While inspecting unwieldy factories in Liaoning in July, Executive Vice-Premier Zhu Rongji declared that this job would be attained in three years. The economic tsar was unfazed by criticism that the leadership was relying on a qunzhong yundong-style campaign to offload money-losing dinosaurs and convert the healthier ones into shareholding companies.
When challenged about his 'everything will be nice and well in three years' slogan, Mr Zhu said: 'This goal must be reached and can be reached . . . If we are united and have a unanimous understanding, we have all the necessary conditions for lifting SOEs from poverty.' His remarks recalled those of Mr Jiang when he investigated industrial basket cases in the northeast two years ago. The president told the managers and workers to 'forge ahead in spite of difficulties and stick to plain living and hard struggle'.
'If we insist upon developing a lofty spirit, difficulties can be overcome and miracles can be created,' he said.
Here, appeals for 'new Lei Feng' and calls for mass mobilisation seem to have upstaged democratic and rational decision-making.
A quasi-Maoist mindset also suffuses the top item on the political agenda this year: fighting corruption.
Western experts have argued that graft can only be eradicated via institutional means: the establishment of a Hong Kong-style independent organ against corruption to replace the questionable system of party apparatchik doing the investigation as well as adjudication.
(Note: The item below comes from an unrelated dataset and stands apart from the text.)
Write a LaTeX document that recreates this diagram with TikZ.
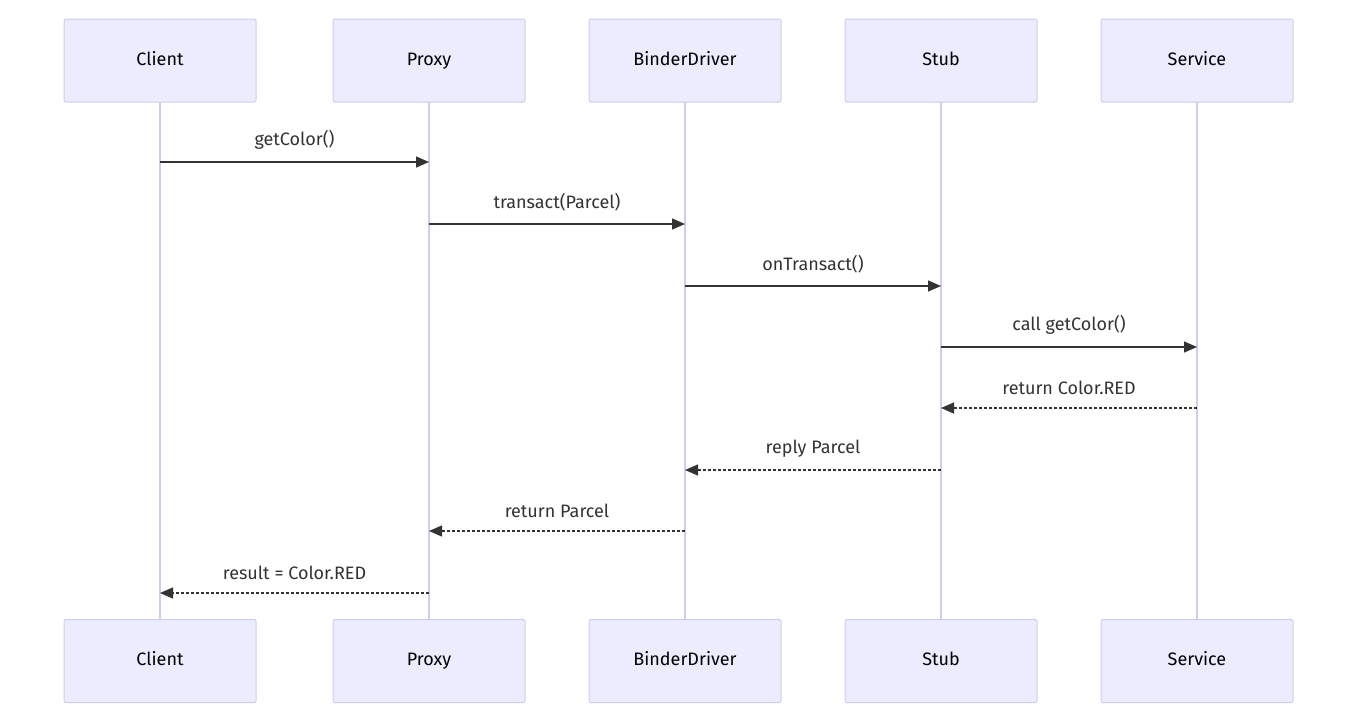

In the past year, however, Mr Jiang has claimed that the key to clean government is to instil in party members a 'Marxist worldview', the ability to 'counter the decadent ideas of the West' and other sugar-coated bullets of capitalism. The leadership has also unleashed qunzhong yundong to urge citizens to snoop and report on the monkey businesses of cadres.
To modernise, China needs a judicious mix of revolutionary zeal and the rule of law; mass enthusiasm and 'Western-style' democracy.
The apparent success of the 15th congress and the Three Gorges notwithstanding, the Jiang team has yet to show it can strike the golden mean.